Task prompt: Report only the number of lines in this material that include "document".

□ □ □ □ □ □ □

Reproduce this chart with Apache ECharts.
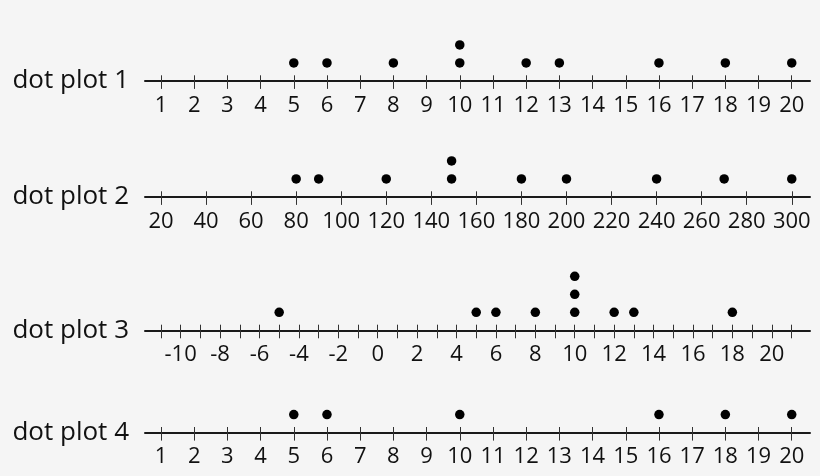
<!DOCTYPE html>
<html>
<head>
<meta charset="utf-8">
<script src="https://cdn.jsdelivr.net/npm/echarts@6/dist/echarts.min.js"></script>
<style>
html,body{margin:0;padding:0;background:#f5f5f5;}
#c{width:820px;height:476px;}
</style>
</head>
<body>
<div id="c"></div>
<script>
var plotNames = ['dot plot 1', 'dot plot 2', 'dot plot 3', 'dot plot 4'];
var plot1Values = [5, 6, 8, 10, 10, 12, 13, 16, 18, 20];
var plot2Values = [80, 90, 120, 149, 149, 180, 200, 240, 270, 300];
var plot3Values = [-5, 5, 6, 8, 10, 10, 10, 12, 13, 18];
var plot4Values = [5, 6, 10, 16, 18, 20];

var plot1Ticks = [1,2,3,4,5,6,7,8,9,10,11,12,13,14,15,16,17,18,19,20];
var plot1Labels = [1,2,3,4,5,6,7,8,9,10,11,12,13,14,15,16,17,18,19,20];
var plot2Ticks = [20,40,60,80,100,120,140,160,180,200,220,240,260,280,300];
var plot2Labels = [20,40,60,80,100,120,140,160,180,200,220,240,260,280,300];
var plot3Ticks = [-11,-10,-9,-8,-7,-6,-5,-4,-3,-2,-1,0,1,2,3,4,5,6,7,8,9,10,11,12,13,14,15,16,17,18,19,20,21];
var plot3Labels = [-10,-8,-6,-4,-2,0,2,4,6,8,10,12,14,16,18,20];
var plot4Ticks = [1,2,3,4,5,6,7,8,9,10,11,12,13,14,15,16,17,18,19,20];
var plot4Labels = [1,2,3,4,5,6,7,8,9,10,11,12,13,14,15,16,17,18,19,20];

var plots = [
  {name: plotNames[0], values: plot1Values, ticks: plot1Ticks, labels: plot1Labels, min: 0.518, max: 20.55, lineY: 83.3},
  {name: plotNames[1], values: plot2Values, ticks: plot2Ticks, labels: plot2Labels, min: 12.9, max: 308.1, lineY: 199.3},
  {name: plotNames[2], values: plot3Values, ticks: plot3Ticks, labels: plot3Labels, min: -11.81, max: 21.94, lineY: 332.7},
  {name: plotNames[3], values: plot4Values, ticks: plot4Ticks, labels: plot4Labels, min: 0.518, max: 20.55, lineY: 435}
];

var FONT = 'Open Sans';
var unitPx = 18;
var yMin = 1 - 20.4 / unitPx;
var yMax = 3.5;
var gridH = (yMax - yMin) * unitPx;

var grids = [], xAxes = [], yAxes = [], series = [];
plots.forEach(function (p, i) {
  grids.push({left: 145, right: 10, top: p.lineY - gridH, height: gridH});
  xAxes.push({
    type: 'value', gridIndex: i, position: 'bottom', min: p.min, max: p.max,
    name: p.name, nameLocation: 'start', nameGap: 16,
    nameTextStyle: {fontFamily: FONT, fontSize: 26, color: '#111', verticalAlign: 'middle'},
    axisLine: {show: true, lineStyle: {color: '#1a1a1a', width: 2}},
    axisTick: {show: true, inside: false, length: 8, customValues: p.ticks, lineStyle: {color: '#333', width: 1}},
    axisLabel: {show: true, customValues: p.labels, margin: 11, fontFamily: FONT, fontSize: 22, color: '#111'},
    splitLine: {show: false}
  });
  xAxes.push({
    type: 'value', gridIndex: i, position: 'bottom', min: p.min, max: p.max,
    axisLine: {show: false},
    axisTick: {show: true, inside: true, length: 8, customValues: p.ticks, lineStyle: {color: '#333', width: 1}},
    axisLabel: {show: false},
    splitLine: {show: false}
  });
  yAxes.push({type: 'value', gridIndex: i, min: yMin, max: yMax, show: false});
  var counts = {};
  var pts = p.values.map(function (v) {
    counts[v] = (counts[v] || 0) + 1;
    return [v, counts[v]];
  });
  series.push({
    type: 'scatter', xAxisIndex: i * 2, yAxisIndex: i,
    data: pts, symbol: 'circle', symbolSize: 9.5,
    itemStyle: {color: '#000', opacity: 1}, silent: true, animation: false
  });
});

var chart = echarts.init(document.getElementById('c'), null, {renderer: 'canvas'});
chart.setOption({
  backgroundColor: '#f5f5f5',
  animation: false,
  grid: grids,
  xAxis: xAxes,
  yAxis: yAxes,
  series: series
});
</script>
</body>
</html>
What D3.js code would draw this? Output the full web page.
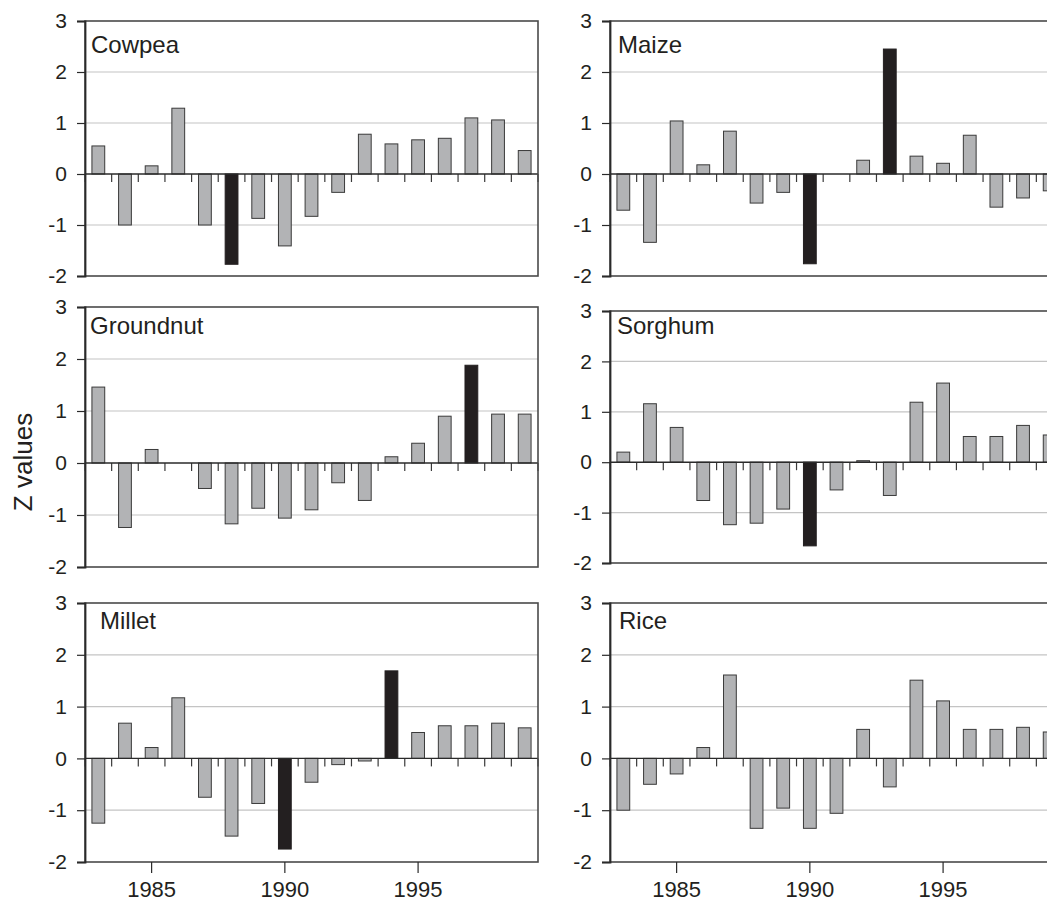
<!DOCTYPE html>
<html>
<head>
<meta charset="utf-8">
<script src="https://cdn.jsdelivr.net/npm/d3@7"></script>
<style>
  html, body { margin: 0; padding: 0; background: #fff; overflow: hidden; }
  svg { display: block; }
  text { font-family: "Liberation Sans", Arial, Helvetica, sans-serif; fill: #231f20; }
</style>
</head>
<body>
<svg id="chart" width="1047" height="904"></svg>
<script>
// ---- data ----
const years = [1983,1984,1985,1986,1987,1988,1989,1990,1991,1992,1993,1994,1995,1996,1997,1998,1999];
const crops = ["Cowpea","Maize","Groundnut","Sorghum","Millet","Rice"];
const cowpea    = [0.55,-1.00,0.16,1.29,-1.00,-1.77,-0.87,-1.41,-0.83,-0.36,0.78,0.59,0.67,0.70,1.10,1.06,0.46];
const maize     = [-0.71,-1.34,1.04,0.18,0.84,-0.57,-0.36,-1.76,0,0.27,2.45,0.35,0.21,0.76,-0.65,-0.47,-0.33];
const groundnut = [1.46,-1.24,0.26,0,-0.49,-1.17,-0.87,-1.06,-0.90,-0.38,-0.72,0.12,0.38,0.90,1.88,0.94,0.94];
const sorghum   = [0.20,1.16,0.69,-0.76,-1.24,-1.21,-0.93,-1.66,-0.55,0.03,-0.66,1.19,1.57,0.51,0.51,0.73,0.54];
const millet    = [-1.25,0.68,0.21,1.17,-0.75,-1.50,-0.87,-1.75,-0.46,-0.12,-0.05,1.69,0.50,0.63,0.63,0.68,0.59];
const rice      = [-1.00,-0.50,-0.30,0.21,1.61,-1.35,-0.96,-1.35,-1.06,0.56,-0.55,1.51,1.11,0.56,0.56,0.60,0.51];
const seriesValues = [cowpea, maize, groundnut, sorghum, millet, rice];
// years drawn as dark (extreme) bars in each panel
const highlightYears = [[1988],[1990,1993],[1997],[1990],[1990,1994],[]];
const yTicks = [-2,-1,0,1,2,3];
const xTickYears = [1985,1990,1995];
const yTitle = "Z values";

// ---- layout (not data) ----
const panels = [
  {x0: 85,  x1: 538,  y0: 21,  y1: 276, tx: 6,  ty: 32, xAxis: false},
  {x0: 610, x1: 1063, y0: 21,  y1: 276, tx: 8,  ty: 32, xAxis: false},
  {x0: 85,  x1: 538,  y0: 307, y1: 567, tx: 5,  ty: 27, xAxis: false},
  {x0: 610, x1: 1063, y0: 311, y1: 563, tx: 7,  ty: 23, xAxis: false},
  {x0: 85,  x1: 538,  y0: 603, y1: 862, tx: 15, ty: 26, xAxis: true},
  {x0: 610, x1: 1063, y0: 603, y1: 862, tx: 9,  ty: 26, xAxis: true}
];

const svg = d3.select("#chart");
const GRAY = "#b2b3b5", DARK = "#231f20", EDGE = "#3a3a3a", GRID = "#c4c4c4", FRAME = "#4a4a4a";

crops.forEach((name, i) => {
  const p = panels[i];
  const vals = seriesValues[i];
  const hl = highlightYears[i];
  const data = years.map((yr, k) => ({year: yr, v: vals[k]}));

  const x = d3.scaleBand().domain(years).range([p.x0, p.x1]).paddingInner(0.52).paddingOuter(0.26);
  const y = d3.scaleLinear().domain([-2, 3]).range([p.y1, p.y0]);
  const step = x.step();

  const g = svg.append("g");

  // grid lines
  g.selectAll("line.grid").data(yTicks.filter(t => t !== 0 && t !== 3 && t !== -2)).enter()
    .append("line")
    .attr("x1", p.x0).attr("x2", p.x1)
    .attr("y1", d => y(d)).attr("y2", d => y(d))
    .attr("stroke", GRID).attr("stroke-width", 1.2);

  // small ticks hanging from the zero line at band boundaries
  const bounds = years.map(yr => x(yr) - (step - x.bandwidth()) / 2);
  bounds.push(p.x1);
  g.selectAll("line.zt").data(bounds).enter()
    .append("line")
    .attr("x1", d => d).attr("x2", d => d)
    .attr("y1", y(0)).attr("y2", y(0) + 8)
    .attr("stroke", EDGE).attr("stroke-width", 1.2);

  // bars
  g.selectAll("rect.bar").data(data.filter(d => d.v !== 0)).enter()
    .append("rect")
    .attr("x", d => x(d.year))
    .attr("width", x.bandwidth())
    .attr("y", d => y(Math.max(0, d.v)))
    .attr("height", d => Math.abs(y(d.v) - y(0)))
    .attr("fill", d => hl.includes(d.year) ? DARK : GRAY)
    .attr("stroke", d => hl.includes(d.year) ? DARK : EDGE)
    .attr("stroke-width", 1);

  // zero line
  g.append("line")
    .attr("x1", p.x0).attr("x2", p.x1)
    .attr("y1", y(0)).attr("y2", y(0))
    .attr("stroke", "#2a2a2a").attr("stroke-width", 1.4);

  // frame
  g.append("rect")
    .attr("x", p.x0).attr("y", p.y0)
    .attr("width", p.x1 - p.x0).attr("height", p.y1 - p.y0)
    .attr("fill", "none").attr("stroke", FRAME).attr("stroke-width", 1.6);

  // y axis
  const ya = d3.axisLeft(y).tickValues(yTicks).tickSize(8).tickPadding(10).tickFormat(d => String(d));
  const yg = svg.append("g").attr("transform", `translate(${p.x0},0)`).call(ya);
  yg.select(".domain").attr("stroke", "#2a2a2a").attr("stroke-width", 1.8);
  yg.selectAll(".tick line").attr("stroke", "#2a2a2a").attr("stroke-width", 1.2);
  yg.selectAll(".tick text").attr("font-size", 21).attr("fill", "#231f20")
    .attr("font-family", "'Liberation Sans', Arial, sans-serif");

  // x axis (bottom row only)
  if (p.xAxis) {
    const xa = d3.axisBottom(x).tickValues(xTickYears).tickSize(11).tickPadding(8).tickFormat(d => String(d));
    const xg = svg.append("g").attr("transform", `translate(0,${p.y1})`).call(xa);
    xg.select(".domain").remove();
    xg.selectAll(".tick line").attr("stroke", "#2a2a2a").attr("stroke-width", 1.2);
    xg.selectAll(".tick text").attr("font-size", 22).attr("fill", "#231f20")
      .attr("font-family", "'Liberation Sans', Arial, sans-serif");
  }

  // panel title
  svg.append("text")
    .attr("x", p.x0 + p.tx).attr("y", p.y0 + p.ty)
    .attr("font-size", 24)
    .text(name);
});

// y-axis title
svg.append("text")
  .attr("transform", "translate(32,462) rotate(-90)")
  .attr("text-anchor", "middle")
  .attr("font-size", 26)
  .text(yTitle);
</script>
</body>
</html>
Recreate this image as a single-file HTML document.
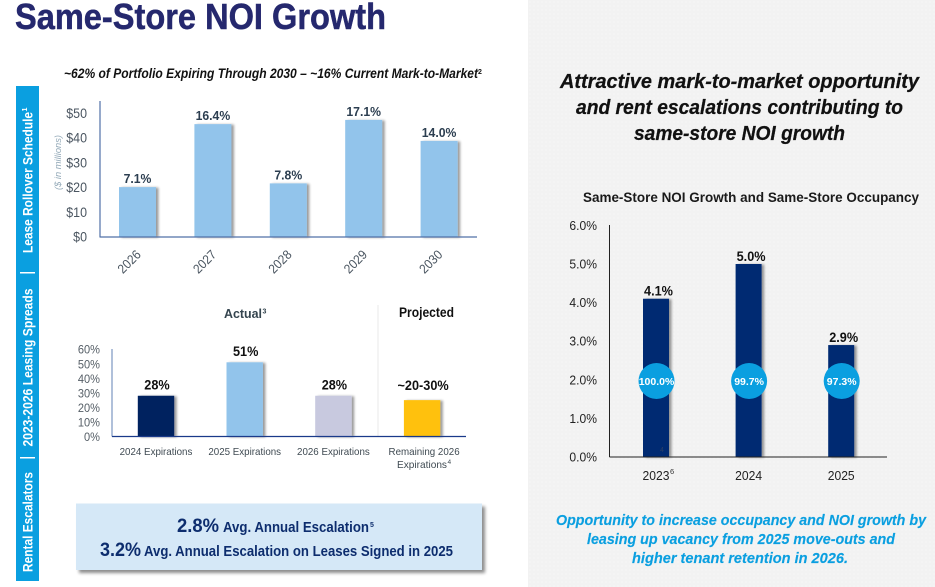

□ □ □ □ □ □ □

Answer to this problem: 2